As negociações prosseguem, mas a pressão pela guerra aumentou. Clinton ameaçou com a suspensão da ajuda econômica norte-americana; Insulza, de quem se esperava neutralidade, declarou que “Micheletti deve renunciar de maneira incondicional” e Mel Zelaya, incendiário e intérprete dos desígnios celestiais, afirmou que “a guerra civil já começou, há sangue correndo. Só Deus pode impedir meu regresso e eu asseguro que Deus não está com os golpistas”. Pelas porosas fronteiras com a Nicarágua, El Salvador e Guatemala, infiltram-se militantes bolivarianos armados até os dentes por Hugo Chávez e por Ortega, com a missão de apoiar o início já da batalha. A representação diplomática venezuelana em Tegucigalpa recebeu 72 horas de prazo para deixar o país, mas disse que não irá embora porque só acata ordens de Zelaya e de Chávez. Aos poucos, algumas vozes se levantam tentando acalmar os ânimos. Do Canadá, o chanceler Peter Kent disse que “de maneira firme, desaconselhamos um regresso (de Zelaya) a Honduras antes que se alcance uma resolução negociada”. O governo do Panamá considerou que as Forças Armadas hondurenhas agiram de maneira profissional e reconheceu que reina a ordem e o respeito à Constituição no território hondurenho. Em Manágua, a oposição pediu a saída de Zelaya, por estar desde lá fomentando e preparando a guerra no país vizinho.

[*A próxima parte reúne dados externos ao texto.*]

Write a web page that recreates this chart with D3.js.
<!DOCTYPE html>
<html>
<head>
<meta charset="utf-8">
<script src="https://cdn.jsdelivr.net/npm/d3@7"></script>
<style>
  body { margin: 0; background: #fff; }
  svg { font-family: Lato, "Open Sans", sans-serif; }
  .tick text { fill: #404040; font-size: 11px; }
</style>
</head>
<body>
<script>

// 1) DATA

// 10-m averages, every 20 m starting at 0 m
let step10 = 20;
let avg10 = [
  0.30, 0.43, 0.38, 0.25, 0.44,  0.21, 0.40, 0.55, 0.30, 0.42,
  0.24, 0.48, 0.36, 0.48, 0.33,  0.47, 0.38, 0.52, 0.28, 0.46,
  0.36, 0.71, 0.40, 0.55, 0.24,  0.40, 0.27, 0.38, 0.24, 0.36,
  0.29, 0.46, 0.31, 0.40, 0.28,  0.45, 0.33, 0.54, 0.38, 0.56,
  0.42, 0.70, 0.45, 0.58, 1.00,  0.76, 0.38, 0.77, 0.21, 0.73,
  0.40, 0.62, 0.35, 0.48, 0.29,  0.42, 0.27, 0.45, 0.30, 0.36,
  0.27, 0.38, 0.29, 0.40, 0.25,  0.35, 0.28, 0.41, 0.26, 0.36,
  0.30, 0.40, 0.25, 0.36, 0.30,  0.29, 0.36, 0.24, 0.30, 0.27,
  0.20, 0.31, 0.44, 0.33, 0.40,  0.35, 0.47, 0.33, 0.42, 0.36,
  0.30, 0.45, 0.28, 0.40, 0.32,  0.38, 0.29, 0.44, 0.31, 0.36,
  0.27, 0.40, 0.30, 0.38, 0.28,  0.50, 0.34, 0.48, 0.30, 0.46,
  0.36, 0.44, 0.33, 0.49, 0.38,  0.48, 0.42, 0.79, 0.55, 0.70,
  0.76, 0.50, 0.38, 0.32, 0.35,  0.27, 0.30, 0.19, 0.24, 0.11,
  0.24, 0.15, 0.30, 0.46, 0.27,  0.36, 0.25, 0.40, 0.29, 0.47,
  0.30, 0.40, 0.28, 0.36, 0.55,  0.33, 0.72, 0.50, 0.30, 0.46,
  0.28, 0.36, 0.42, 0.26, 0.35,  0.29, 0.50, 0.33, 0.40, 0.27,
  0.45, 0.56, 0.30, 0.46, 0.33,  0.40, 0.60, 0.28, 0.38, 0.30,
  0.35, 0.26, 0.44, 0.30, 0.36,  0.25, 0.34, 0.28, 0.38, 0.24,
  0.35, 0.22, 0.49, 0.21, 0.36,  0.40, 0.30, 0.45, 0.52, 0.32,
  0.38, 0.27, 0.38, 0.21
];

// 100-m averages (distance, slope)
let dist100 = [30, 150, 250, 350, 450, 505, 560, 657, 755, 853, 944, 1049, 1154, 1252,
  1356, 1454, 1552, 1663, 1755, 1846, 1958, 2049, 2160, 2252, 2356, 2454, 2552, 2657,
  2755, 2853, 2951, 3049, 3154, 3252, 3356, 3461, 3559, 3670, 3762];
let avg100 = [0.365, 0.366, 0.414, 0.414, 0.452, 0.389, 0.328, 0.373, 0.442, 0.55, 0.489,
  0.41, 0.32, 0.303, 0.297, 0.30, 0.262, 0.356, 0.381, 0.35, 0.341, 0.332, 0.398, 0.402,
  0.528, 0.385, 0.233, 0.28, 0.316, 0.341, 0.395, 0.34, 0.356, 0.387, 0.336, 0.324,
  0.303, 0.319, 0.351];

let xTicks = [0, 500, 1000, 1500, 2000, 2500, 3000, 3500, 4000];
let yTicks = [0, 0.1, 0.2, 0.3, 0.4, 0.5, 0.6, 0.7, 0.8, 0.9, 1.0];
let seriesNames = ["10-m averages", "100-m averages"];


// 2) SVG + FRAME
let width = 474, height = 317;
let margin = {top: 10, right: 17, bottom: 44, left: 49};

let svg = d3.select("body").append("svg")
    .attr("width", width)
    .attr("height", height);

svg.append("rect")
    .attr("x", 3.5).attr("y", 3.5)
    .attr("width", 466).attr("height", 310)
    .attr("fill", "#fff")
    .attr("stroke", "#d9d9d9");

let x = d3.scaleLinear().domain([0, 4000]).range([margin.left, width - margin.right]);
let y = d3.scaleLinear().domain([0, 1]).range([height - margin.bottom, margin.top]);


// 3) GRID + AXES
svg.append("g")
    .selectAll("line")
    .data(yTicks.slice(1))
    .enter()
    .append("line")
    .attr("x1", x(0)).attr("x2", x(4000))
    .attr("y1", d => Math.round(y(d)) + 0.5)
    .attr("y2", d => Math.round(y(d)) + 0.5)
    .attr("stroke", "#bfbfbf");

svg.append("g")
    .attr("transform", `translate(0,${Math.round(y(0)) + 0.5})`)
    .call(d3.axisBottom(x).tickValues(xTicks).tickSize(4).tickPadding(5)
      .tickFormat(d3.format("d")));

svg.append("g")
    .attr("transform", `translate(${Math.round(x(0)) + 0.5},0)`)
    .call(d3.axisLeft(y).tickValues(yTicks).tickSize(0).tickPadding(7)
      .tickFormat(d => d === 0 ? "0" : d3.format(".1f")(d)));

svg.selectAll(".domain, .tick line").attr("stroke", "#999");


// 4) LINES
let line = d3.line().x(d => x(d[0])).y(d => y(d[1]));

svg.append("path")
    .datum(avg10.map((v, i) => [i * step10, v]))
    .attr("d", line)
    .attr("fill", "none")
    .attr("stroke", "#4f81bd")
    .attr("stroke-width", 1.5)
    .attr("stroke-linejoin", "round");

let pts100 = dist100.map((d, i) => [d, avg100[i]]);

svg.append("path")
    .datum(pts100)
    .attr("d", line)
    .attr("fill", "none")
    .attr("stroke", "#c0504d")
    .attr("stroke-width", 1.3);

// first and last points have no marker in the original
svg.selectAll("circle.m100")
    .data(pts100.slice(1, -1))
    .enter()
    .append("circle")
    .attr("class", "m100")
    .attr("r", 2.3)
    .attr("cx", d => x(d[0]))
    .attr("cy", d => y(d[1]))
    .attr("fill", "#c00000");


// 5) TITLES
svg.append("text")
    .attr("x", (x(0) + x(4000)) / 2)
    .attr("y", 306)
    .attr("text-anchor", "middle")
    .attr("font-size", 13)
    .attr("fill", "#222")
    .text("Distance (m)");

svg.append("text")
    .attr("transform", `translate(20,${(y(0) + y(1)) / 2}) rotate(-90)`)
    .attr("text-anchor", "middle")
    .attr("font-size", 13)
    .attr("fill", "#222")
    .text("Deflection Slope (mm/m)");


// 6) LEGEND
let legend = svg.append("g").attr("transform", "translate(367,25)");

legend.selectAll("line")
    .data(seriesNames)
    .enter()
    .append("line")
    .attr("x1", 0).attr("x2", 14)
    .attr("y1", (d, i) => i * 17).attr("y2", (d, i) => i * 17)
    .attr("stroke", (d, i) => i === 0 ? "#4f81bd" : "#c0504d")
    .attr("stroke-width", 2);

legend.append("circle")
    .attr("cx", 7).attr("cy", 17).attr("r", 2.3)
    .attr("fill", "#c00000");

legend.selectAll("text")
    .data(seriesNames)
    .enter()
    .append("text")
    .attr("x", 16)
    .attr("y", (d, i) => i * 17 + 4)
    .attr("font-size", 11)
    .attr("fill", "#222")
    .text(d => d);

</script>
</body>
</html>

A proposta de Arias cumpre a exigência internacional de retorno de Zelaya, mas para uma presidência curta e negociada. Não está claro qual será o papel e limites de atuação dessa presidência, nem como será possível organizar uma campanha eleitoral aberta, livre e pacífica em apenas treze semanas. Mesmo assim, é a esperança para evitar o conflito. No âmbito diplomático, caso não for aceita, como sugeriu o jornal guatemalteco Prensa Libre resta a saída de Micheletti e de Zelaya do cenário e a eleição de um terceiro pelas autoridades hondurenhas segundo a Constituição e sob supervisão externa, com mandato tampão até janeiro. Difícil, mas melhor que a guerra civil.